Why unanimous shareholder agreements may matter

In Alberta, the Business Corporations Act expressly recognizes unanimous shareholder agreements. These agreements can shift certain powers from directors to shareholders and are often used in closely held corporations where shareholders want tighter control over governance and decision-making. 

For minority shareholders, that can matter a great deal. A properly structured unanimous shareholder agreement may provide stronger clarity around control, approvals, management authority, and dispute handling than a more basic agreement.

What happens if there is no adequate protection?

If a minority shareholder is treated unfairly, Alberta corporate law includes court remedies such as the oppression remedy, which appears in the Business Corporations Act alongside derivative-action provisions and related court powers. Those remedies can be important, but they are usually not where a business owner wants to start. 

Litigation is expensive, disruptive, and uncertain.

A better approach is to build protection into the shareholder agreement from the beginning so that expectations, exit rights, and approval rights are already defined.

Minority shareholder protection is especially important in these situations

Minority protection deserves special attention when:

  • the corporation is family-owned
  • friends are going into business together
  • one shareholder is investing cash while another runs operations
  • a new investor is joining the company
  • the shareholders have unequal bargaining power
  • the business is expected to grow quickly
  • one shareholder may eventually exit or retire
  • there is a risk of succession conflict

These are all situations where good relationships at the start can turn into major disputes later if the agreement is too thin.

For related business-planning topics, see:

When to review or update a shareholder agreement

A shareholder agreement should be reviewed when:

  • a new shareholder is joining
  • the corporation is issuing more shares
  • the business is seeking financing
  • control of the business is shifting
  • a shareholder wants an exit path
  • the corporation is growing in value
  • family or management relationships have changed
  • the existing agreement is old or incomplete

This is not a document businesses should sign once and forget about forever.

Final thoughts

Minority shareholder protection in Alberta is not just about preparing for the worst. It is about making sure the rules are clear before conflict begins.

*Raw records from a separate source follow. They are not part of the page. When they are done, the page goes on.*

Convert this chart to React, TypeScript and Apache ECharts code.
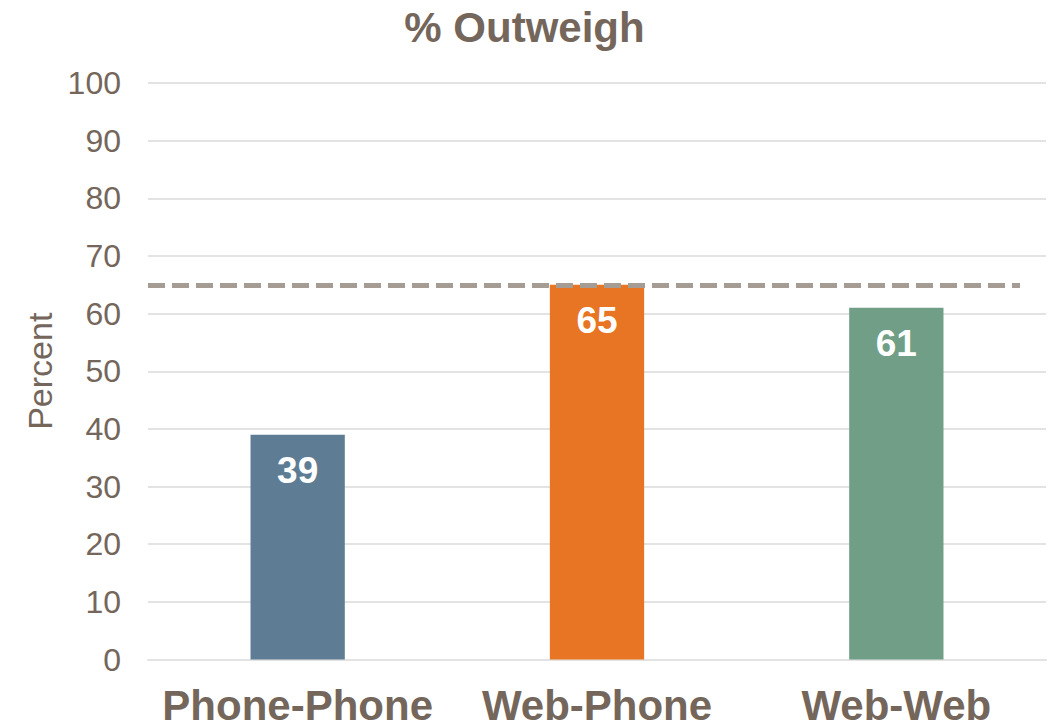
import React, { useEffect, useRef } from "react";
import * as echarts from "echarts";

const categories = ["Phone-Phone", "Web-Phone", "Web-Web"];
const values = [39, 65, 61];
const barColors = ["#5e7d95", "#e87524", "#719e86"];
const referenceLevel = 65;
const yTicks = { min: 0, max: 100, interval: 10 };

const textColor = "#74665b";
const font = "'Liberation Sans', Arial, sans-serif";
const gridLeft = 148;
const refLineEnd = 1020;

export default function App() {
  const ref = useRef<HTMLDivElement>(null);

  useEffect(() => {
    if (!ref.current) return;
    const chart = echarts.init(ref.current, undefined, { renderer: "svg" });
    chart.setOption({
      animation: false,
      backgroundColor: "#ffffff",
      textStyle: { fontFamily: font },
      title: {
        text: "% Outweigh",
        left: "center",
        top: 1,
        textStyle: { fontFamily: font, fontSize: 42, fontWeight: "bold", color: textColor },
      },
      grid: { left: gridLeft, right: 3, top: 83, bottom: 68.5, containLabel: false },
      xAxis: {
        type: "category",
        data: categories,
        axisLine: { show: true, lineStyle: { color: "#e3e3e3", width: 2 } },
        axisTick: { show: false },
        axisLabel: {
          interval: 0,
          hideOverlap: false,
          fontFamily: font,
          fontSize: 42,
          fontWeight: "bold",
          color: textColor,
          margin: 25,
        },
      },
      yAxis: {
        type: "value",
        min: yTicks.min,
        max: yTicks.max,
        interval: yTicks.interval,
        name: "Percent",
        nameLocation: "middle",
        nameRotate: 90,
        nameGap: 91,
        nameTextStyle: { fontFamily: font, fontSize: 34, color: textColor },
        axisLine: { show: false },
        axisTick: { show: false },
        splitLine: { lineStyle: { color: "#e3e3e3", width: 2 } },
        axisLabel: { fontFamily: font, fontSize: 32, color: textColor, margin: 27 },
      },
      series: [
        {
          type: "bar",
          barWidth: "31.5%",
          data: values.map((v, i) => ({ value: v, itemStyle: { color: barColors[i] } })),
          label: {
            show: true,
            position: "insideTop",
            distance: 17,
            color: "#ffffff",
            fontFamily: font,
            fontSize: 37,
            fontWeight: "bold",
          },
          markLine: {
            silent: true,
            symbol: "none",
            label: { show: false },
            lineStyle: { color: "#a59c94", width: 5, type: [17, 7] },
            data: [
              [
                { yAxis: referenceLevel, x: gridLeft },
                { yAxis: referenceLevel, x: refLineEnd },
              ],
            ],
          },
        },
      ],
    });
    return () => chart.dispose();
  }, []);

  return (
    <div
      ref={ref}
      style={{ position: "fixed", left: 0, top: 0, width: 1049, height: 728 }}
    />
  );
}
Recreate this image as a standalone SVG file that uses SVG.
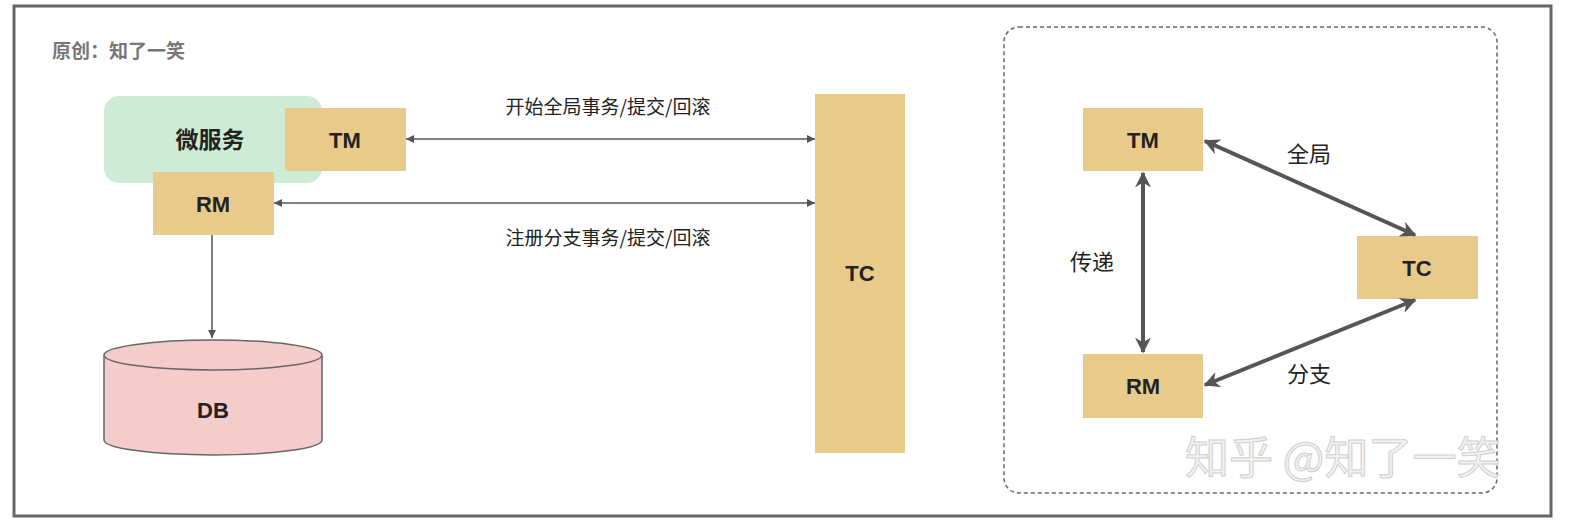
<svg xmlns="http://www.w3.org/2000/svg" width="1584" height="526" viewBox="0 0 1584 526">
<style>
.box{fill:#e8cb8b}
.b{font-family:"Liberation Sans","Noto Sans CJK SC",sans-serif;font-weight:bold;fill:#222;text-anchor:middle}
.t{font-family:"Noto Sans CJK SC",sans-serif;fill:#222;text-anchor:middle}
.thin{stroke:#555;stroke-width:1.5;fill:none}
.thick{stroke:#555;stroke-width:4;fill:none}
</style>
<defs>
<marker id="a" viewBox="0 0 10 10" refX="10" refY="5" markerWidth="10" markerHeight="8" markerUnits="userSpaceOnUse" orient="auto-start-reverse"><path d="M0,0L10,5L0,10z" fill="#555"/></marker>
<marker id="A" viewBox="0 0 10 10" refX="9" refY="5" markerWidth="18" markerHeight="16" markerUnits="userSpaceOnUse" orient="auto-start-reverse"><path d="M0,0L10,5L0,10L3,5z" fill="#555"/></marker>
</defs>
<rect width="1584" height="526" fill="#fff"/>
<rect x="14" y="6" width="1537" height="510" fill="none" stroke="#666" stroke-width="3"/>
<text x="52" y="58" font-family="Noto Sans CJK SC,sans-serif" font-weight="bold" font-size="19" fill="#777">原创：知了一笑</text>
<g id="ms"><rect x="104" y="96" width="218" height="87" rx="15" fill="#cdebd5"/><text class="b" x="210" y="148" font-size="23">微服务</text></g>
<g id="tm"><rect class="box" x="285" y="108" width="121" height="63"/><text class="b" x="345" y="148" font-size="22">TM</text></g>
<g id="rm"><rect class="box" x="153" y="172" width="121" height="63"/><text class="b" x="213" y="212" font-size="22">RM</text></g>
<g id="tc"><rect class="box" x="815" y="94" width="90" height="359"/><text class="b" x="860" y="281" font-size="22">TC</text></g>
<g id="db"><path d="M104,355 V440 A109,15 0 0 0 322,440 V355" fill="#f4cccc" stroke="#666" stroke-width="1.5"/><ellipse cx="213" cy="355" rx="109" ry="15" fill="#f4cccc" stroke="#666" stroke-width="1.5"/><text class="b" x="213" y="418" font-size="22">DB</text></g>
<g id="frame"><rect x="1004" y="27" width="493" height="466" rx="15" fill="none" stroke="#666" stroke-width="1.5" stroke-dasharray="4,3"/></g>
<g id="tm2"><rect class="box" x="1083" y="108" width="120" height="63"/><text class="b" x="1143" y="148" font-size="22">TM</text></g>
<g id="rm2"><rect class="box" x="1083" y="354" width="120" height="64"/><text class="b" x="1143" y="394" font-size="22">RM</text></g>
<g id="tc2"><rect class="box" x="1357" y="236" width="121" height="63"/><text class="b" x="1417" y="276" font-size="22">TC</text></g>
<g id="connectors">
<line class="thin" x1="406" y1="139" x2="815" y2="139" marker-start="url(#a)" marker-end="url(#a)"/>
<line class="thin" x1="274" y1="203" x2="815" y2="203" marker-start="url(#a)" marker-end="url(#a)"/>
<line class="thin" x1="212" y1="235" x2="212" y2="338" marker-end="url(#a)"/>
<line class="thick" x1="1205" y1="141" x2="1415" y2="235" marker-start="url(#A)" marker-end="url(#A)"/>
<line class="thick" x1="1415" y1="300" x2="1205" y2="385" marker-start="url(#A)" marker-end="url(#A)"/>
<line class="thick" x1="1143" y1="173" x2="1143" y2="352" marker-start="url(#A)" marker-end="url(#A)"/>
<text class="t" x="608" y="114" font-size="19">开始全局事务/提交/回滚</text>
<text class="t" x="608" y="245" font-size="19">注册分支事务/提交/回滚</text>
<text class="t" x="1309" y="162" font-size="22">全局</text>
<text class="t" x="1092" y="270" font-size="22">传递</text>
<text class="t" x="1309" y="382" font-size="22">分支</text>
</g>
<text x="1185" y="474" font-family="Noto Sans CJK SC,sans-serif" font-size="44" fill="#f2f2f2" stroke="#cfcfcf" stroke-width="1">知乎 @知了一笑</text>
</svg>
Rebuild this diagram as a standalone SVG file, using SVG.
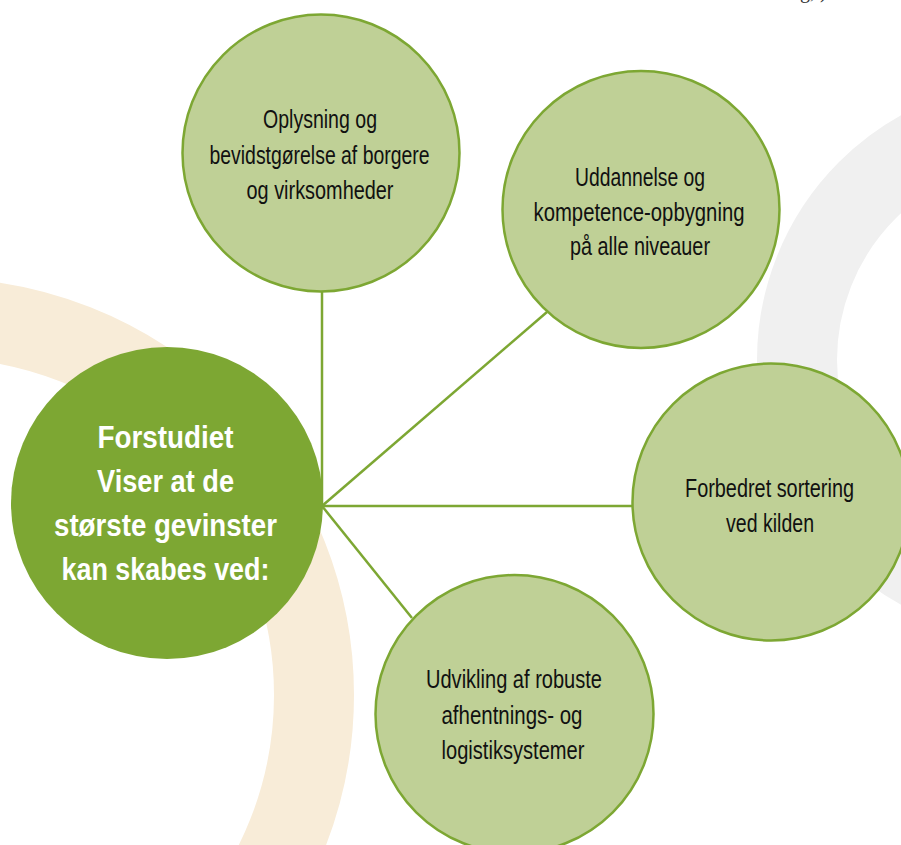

A strong shareholder agreement can protect minority shareholders from dilution, exclusion, unfair buyouts, and governance problems by addressing approval rights, information rights, transfer restrictions, valuation rules, and dispute resolution from the outset.

If your corporation has more than one shareholder, especially in a closely held business, it is worth making sure the agreement reflects how real disputes can arise — not just how everyone hopes the relationship will work.

If you need help drafting or reviewing a shareholder agreement, visit Libra Law’s business law services or contact Libra Law.

FAQ: Minority shareholder protection in Alberta

What is the best way to protect a minority shareholder in Alberta?

In many cases, the best protection is a well-drafted shareholder agreement that clearly addresses voting rights, share issuances, transfer restrictions, buyout terms, valuation, and dispute resolution.

Do minority shareholders have rights in Alberta even without a strong agreement?

Yes, Alberta corporate law provides certain statutory protections and court remedies, including remedies for oppressive conduct. But relying on litigation after a dispute arises is usually more expensive and less predictable than having a strong agreement in place. 

What clause helps prevent dilution of minority shares?

Pre-emptive rights are commonly used to help protect minority shareholders from dilution by giving them the chance to participate in future share issuances.

Are unanimous shareholder agreements useful for minority protection?

Yes. In the right business, a unanimous shareholder agreement can provide stronger control over governance, approvals, and shareholder rights than a more basic agreement. 

This article is for general informational purposes only and does not constitute legal advice. For advice specific to your situation, consult a qualified professional.